So che sanno che sappiamo
Niente paura, il gioco di parole del titolo non riguarda voi lettori. Vorrebbe essere, appunto, un gioco rivolto chi continua a ritardare l’attesissima e indispensabile riforma portuale, con annessi e connessi. Sia chiaro che anche chi, come me, non ha mai fatto politica, non ignora i mille “cancelli” che chi governa deve superare per arrivare al dunque. Altrimenti c’è il metodo Trump: che ogni tanto mi verrebbe da rimpiangere per questo nostro paese perennemente in attesa.

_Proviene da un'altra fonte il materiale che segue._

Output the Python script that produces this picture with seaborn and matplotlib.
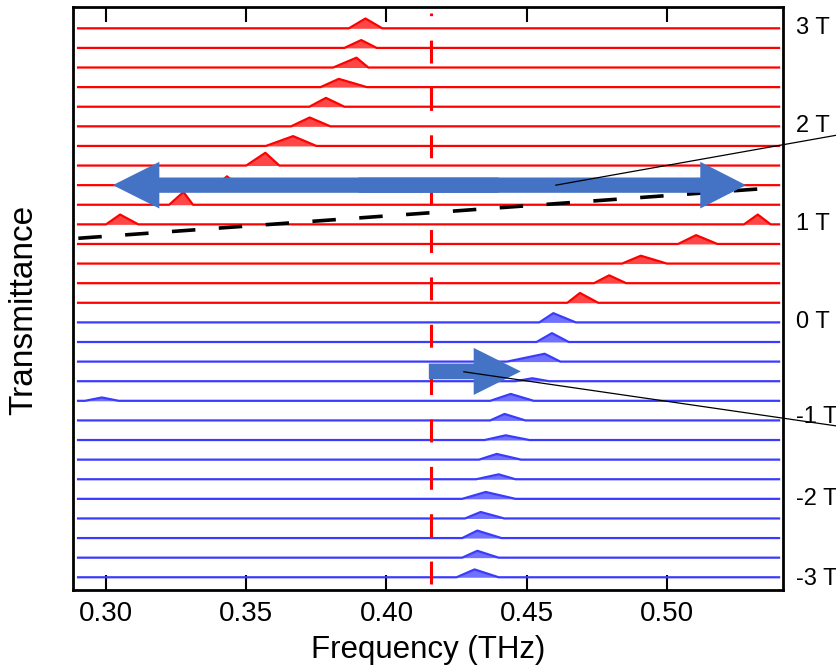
import numpy as np
import pandas as pd
import seaborn as sns
import matplotlib.pyplot as plt
import matplotlib.patches as mpatches

# traces: 15 red (positive field, top) + 14 blue (negative field), offset by one unit each
n_red = 15
n_blue = 14
freq_start, freq_end = 0.29, 0.54

# absorption peaks (trace index, centre, left foot, right foot, height)
peak_trace = [0, 1, 2, 3, 4, 5, 6, 7, 8, 9, 10, 10, 11, 12, 13, 14,
              15, 16, 17, 18, 19, 19, 20, 21, 22, 23, 24, 25, 26, 27, 28]
peak_center = [0.3925, 0.391, 0.3893, 0.383, 0.3784, 0.3726, 0.3667, 0.3568, 0.3431, 0.3276,
               0.305, 0.5324, 0.5104, 0.4907, 0.4794, 0.469,
               0.4595, 0.459, 0.4564, 0.452, 0.4443, 0.2985, 0.4421, 0.4425, 0.4393, 0.44,
               0.4354, 0.4336, 0.4324, 0.4324, 0.4314]
peak_left = [0.3866, 0.385, 0.381, 0.3765, 0.3725, 0.366, 0.357, 0.350, 0.3395, 0.3225,
             0.300, 0.5275, 0.504, 0.484, 0.474, 0.4645,
             0.4545, 0.4535, 0.443, 0.446, 0.437, 0.2925, 0.437, 0.435, 0.433, 0.432,
             0.427, 0.428, 0.427, 0.427, 0.425]
peak_right = [0.3985, 0.3965, 0.3935, 0.393, 0.385, 0.380, 0.375, 0.3618, 0.347, 0.331,
              0.3115, 0.537, 0.518, 0.500, 0.4855, 0.4755,
              0.4675, 0.465, 0.462, 0.458, 0.4525, 0.3045, 0.4495, 0.451, 0.448, 0.446,
              0.446, 0.442, 0.441, 0.440, 0.440]
peak_height = [0.5, 0.4, 0.5, 0.42, 0.45, 0.45, 0.5, 0.65, 0.45, 0.65,
               0.5, 0.5, 0.45, 0.4, 0.4, 0.5,
               0.47, 0.45, 0.4, 0.15, 0.35, 0.17, 0.33, 0.24, 0.29, 0.25,
               0.35, 0.33, 0.38, 0.35, 0.4]

field_labels = ["3 T", "2 T", "1 T", "0 T", "-1 T", "-2 T", "-3 T"]
field_label_y = [0, -5, -10, -15, -19.8, -24, -28.1]

red = "#ff0000"
blue = "#3b3bff"
arrow_blue = "#4472c4"

# build long table of trace vertices
rows = []
for i in range(n_red + n_blue):
    pts = [(freq_start, 0.0), (freq_end, 0.0)]
    for k, t in enumerate(peak_trace):
        if t == i:
            pts += [(peak_left[k], 0.0), (peak_center[k], peak_height[k]), (peak_right[k], 0.0)]
    pts.sort()
    for x, h in pts:
        rows.append({"freq": x, "signal": h - i, "trace": i,
                     "group": "up" if i < n_red else "down", "base": -i})
df = pd.DataFrame(rows)

plt.rcParams["font.family"] = ["Liberation Sans", "DejaVu Sans"]
fig = plt.figure(figsize=(8.36, 6.72), dpi=100)
ax = fig.add_axes([0.0873, 0.122, 0.8493, 0.8676])

for i, g in df.groupby("trace"):
    c = red if i < n_red else blue
    ax.fill_between(g["freq"], g["base"], g["signal"], color=c, alpha=0.72, lw=0)

sns.lineplot(data=df, x="freq", y="signal", units="trace", hue="group", estimator=None,
             palette={"up": red, "down": blue}, sort=False, legend=False, lw=1.6, ax=ax)

# red dashed reference frequency
ax.axvline(0.416, ymin=0.01, ymax=0.99, color=red, lw=2.2, ls=(0, (7.5, 8)))

# black dashed guide line
ax.plot([0.2901, 0.536], [-10.71, -8.16], color="black", lw=2.6, ls=(0, (6.5, 6.5)))

# big double arrow (two overlapping halves)
ax.add_patch(mpatches.FancyArrow(0.44, -8, 0.3024 - 0.44, 0, width=0.78, head_width=2.38,
                                 head_length=0.0166, length_includes_head=True,
                                 color=arrow_blue, lw=0, zorder=5))
ax.add_patch(mpatches.FancyArrow(0.39, -8, 0.5282 - 0.39, 0, width=0.78, head_width=2.38,
                                 head_length=0.0163, length_includes_head=True,
                                 color=arrow_blue, lw=0, zorder=5))
# small arrow
ax.add_patch(mpatches.FancyArrow(0.4151, -17.5, 0.4479 - 0.4151, 0, width=0.8, head_width=2.4,
                                 head_length=0.0168, length_includes_head=True,
                                 color=arrow_blue, lw=0, zorder=5))

# leader lines going off the figure
ax.plot([0.4604, 0.5657], [-8.0, -5.32], color="black", lw=0.9, clip_on=False, zorder=6)
ax.plot([0.4276, 0.5657], [-17.52, -20.39], color="black", lw=0.9, clip_on=False, zorder=6)

for lab, y in zip(field_labels, field_label_y):
    ax.text(0.546, y, lab, fontsize=17, ha="left", va="center", clip_on=False)

ax.set_xlim(0.2882, 0.5414)
ax.set_ylim(-28.65, 1.087)
ax.set_xticks([0.30, 0.35, 0.40, 0.45, 0.50])
ax.set_xticklabels(["0.30", "0.35", "0.40", "0.45", "0.50"])
ax.set_yticks([])
ax.tick_params(axis="x", direction="in", top=True, length=11, width=1.5, labelsize=20, pad=8)
for s in ax.spines.values():
    s.set_linewidth(2)
ax.set_xlabel("Frequency (THz)", fontsize=22.5, labelpad=6)
ax.set_ylabel("Transmittance", fontsize=24)
ax.yaxis.set_label_coords(-0.047, 0.48)

fig.savefig("out.png", dpi=100)
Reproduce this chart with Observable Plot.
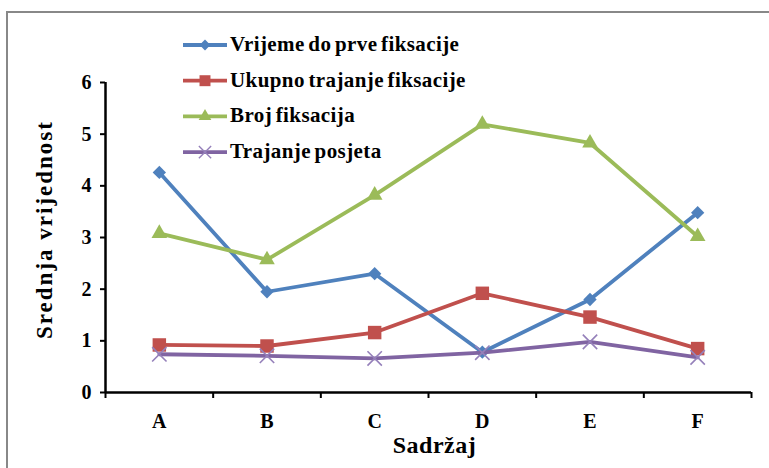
<!DOCTYPE html>
<html>
<head>
<meta charset="utf-8">
<script src="https://cdn.jsdelivr.net/npm/d3@7"></script>
<script src="https://cdn.jsdelivr.net/npm/@observablehq/plot@0.6"></script>
<style>
  html, body { margin: 0; padding: 0; background: #fff; }
  #wrap { position: relative; width: 769px; height: 468px; overflow: hidden; }
  #frame { position: absolute; left: 6px; top: 11px; width: 900px; height: 600px; border: 2px solid #888; box-sizing: border-box; }
  #chart { position: absolute; left: 0; top: 0; }
</style>
</head>
<body>
<div id="wrap"><div id="frame"></div><div id="chart"></div></div>
<script>
const categories = ["A", "B", "C", "D", "E", "F"];
const seriesNames = ["Vrijeme do prve fiksacije", "Ukupno trajanje fiksacije", "Broj fiksacija", "Trajanje posjeta"];
const vrijeme = [4.26, 1.95, 2.30, 0.78, 1.80, 3.48];
const ukupno = [0.92, 0.90, 1.16, 1.92, 1.46, 0.85];
const broj = [3.08, 2.57, 3.82, 5.19, 4.83, 3.02];
const posjeta = [0.74, 0.71, 0.66, 0.77, 0.98, 0.68];
const yTicks = [0, 1, 2, 3, 4, 5, 6];
const colors = ["#4F81BD", "#C0504D", "#9BBB59", "#8064A2"];
const timesColor = "#9580BA";
const yTitle = "Srednja vrijednost";
const xTitle = "Sadržaj";

const seriesValues = [vrijeme, ukupno, broj, posjeta];
const rows = [];
seriesValues.forEach((vals, s) => vals.forEach((v, i) => rows.push({series: seriesNames[s], s, cat: categories[i], i, value: v})));
const xPos = d => d.i + 0.5;
const centers = categories.map((c, i) => i + 0.5);
const bounds = d3.range(0, categories.length + 1);

const symbols = ["diamond2", "square", "triangle", "times"];
const radii = [6.0, 7.6, 5.8, 6.6];

const font = "Liberation Serif, Times New Roman, serif";

const marks = [
  Plot.ruleY([0], {stroke: "#000", strokeWidth: 2.5}),
  Plot.ruleX([0], {stroke: "#000", strokeWidth: 2.5}),
  Plot.axisY(yTicks, {tickSize: 5, tickPadding: 9, fontSize: 20, fontWeight: "bold", stroke: "#000", strokeWidth: 2, label: null, tickFormat: d => String(d)}),
  Plot.axisX(bounds, {tickSize: 6, tickFormat: () => "", stroke: "#000", strokeWidth: 2, label: null}),
  Plot.axisX(centers, {tickSize: 0, tickPadding: 21, fontSize: 20, fontWeight: "bold", label: null, tickFormat: d => categories[Math.floor(d)]}),
];
seriesNames.forEach((name, s) => {
  const data = rows.filter(d => d.s === s);
  marks.push(Plot.line(data, {x: xPos, y: "value", stroke: colors[s], strokeWidth: 3.8}));
  if (symbols[s] === "times") {
    marks.push(Plot.dot(data, {x: xPos, y: "value", symbol: "times", r: radii[s], stroke: timesColor, strokeWidth: 1.6, fill: "none"}));
  } else {
    marks.push(Plot.dot(data, {x: xPos, y: "value", symbol: symbols[s], r: radii[s], fill: colors[s], stroke: "none"}));
  }
});
marks.push(Plot.text([yTitle], {frameAnchor: "left", textAnchor: "middle", lineAnchor: "middle", dx: -61, dy: -8, rotate: -90, fontSize: 23, fontWeight: "bold", fill: "#000"}));
marks.push(Plot.text([xTitle], {frameAnchor: "bottom", textAnchor: "middle", dy: 60, dx: 6, fontSize: 24, fontWeight: "bold", fill: "#000"}));

const plot = Plot.plot({
  width: 769,
  height: 468,
  marginLeft: 105,
  marginRight: 18,
  marginTop: 82,
  marginBottom: 76,
  style: {fontFamily: font, background: "transparent", color: "#000", overflow: "visible"},
  x: {type: "linear", domain: [0, categories.length], axis: null},
  y: {domain: [0, 6], axis: null},
  marks
});

const svg = d3.select(plot);
svg.selectAll("text").filter(function() { return this.textContent === yTitle; }).attr("letter-spacing", "2px");
svg.selectAll("text").filter(function() { return this.textContent === xTitle; }).attr("letter-spacing", "0.5px");

// legend
const lg = svg.append("g").attr("font-family", font).attr("font-weight", "bold").attr("font-size", 21).attr("text-anchor", "start").attr("word-spacing", "-2px").attr("letter-spacing", "0.4px");
const symFns = [d3.symbolDiamond2, d3.symbolSquare, d3.symbolTriangle, d3.symbolTimes];
const symSizes = [75, 120, 70, 100];
seriesNames.forEach((lab, s) => {
  const y = 45 + s * 35.7;
  const g = lg.append("g").attr("transform", `translate(0,${y})`);
  g.append("line").attr("x1", 183).attr("x2", 227).attr("y1", 0).attr("y2", 0).attr("stroke", colors[s]).attr("stroke-width", 3.8);
  const p = g.append("path").attr("transform", "translate(205,0)").attr("d", d3.symbol(symFns[s], symSizes[s])());
  if (s === 3) p.attr("fill", "none").attr("stroke", timesColor).attr("stroke-width", 1.4);
  else p.attr("fill", colors[s]);
  g.append("text").attr("x", 230).attr("y", 6).attr("fill", "#000").text(lab);
});

document.getElementById("chart").appendChild(plot);
</script>
</body>
</html>
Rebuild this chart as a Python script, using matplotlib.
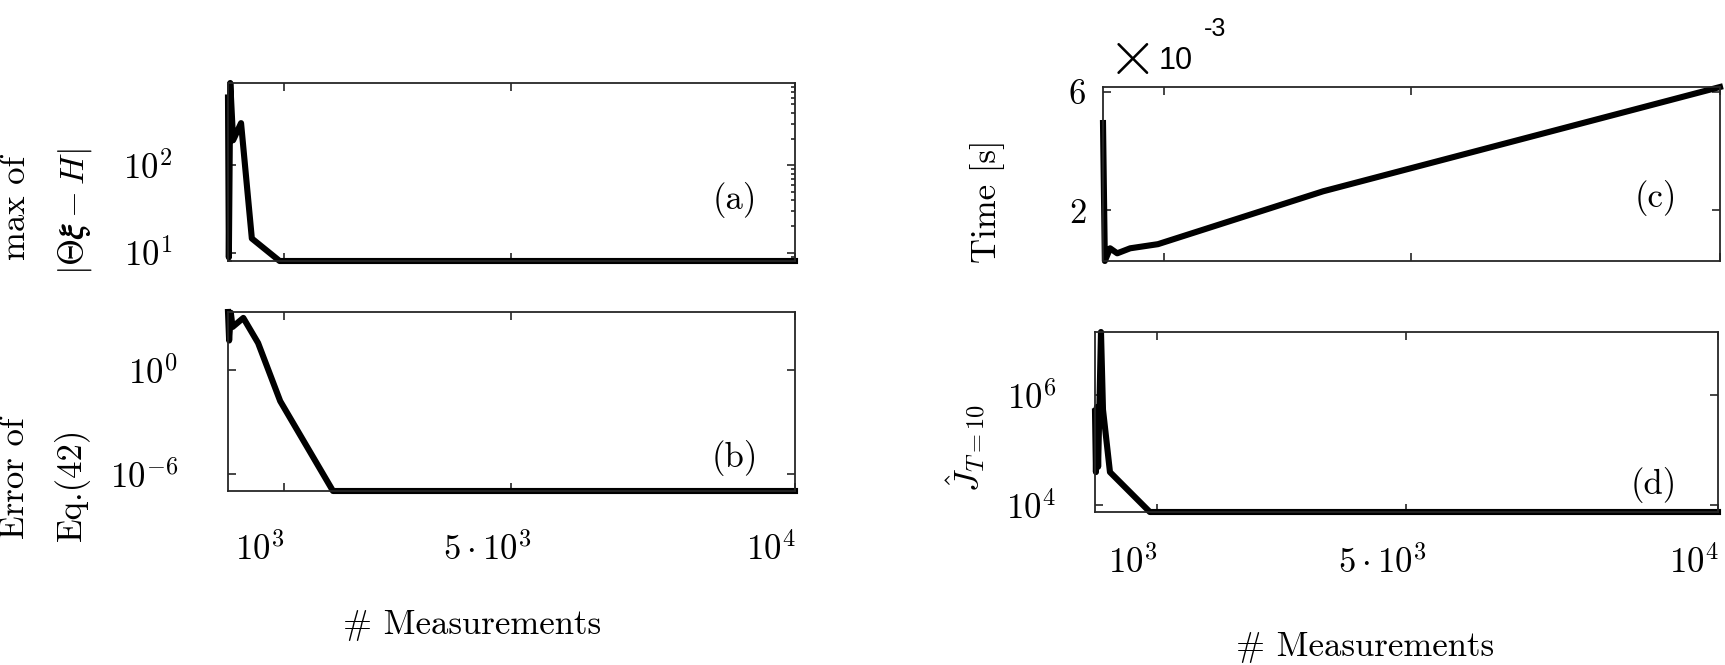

Sorvoliamo. Torno alla riforma della riforma della riforma: definizione ironica ma reale perché siamo al terzo step. Perché non parte? Perché, per quello che io so, non ci sono accordi tra partiti su alcuni passaggi che riformerebbero davvero: le “pagelle” ai presidenti delle Autorità di Sistema Portuale (Adsp); le semi-privatizzazioni alla spagnola; la riduzione del numero dei sistemi; un sistema di controllori centrali che accentri le troppe interferenze di una pletora di ministeri e di enti, tutti l’un contro l’altro armati per difendere il proprio potere…
Non aggiungo altro, ma già questi temi sono un quadro significativo. So anche – vedete? – che non si fanno i presidenti scaduti e in scadenza perché il mercatino delle vacche è impostato in chiave partitica: il colore di ciascuna Regione dovrebbe riflettersi nella presidenza della relativa Autorità di Sistema Portuale. Semplice? Mica tanto: ci sono Adsp divise tra due regioni di colore diverso; e ci sono, anche dove il colore è unico, le beghe personali dei vari “boss” locali, delle interferenze dei “boss” non locali (Roma), degli interessi imprenditoriali legittimi o un po’ meno. Eccetera.
Per chiudere, so che sapete che so anche perché il cluster portuale quasi ovunque sta zitto e aspetta. Poche vocette, isolate e a toni bassi; ma alla fine i “pollai” danno ancora uova e dunque, tiremm innanz. O non è così?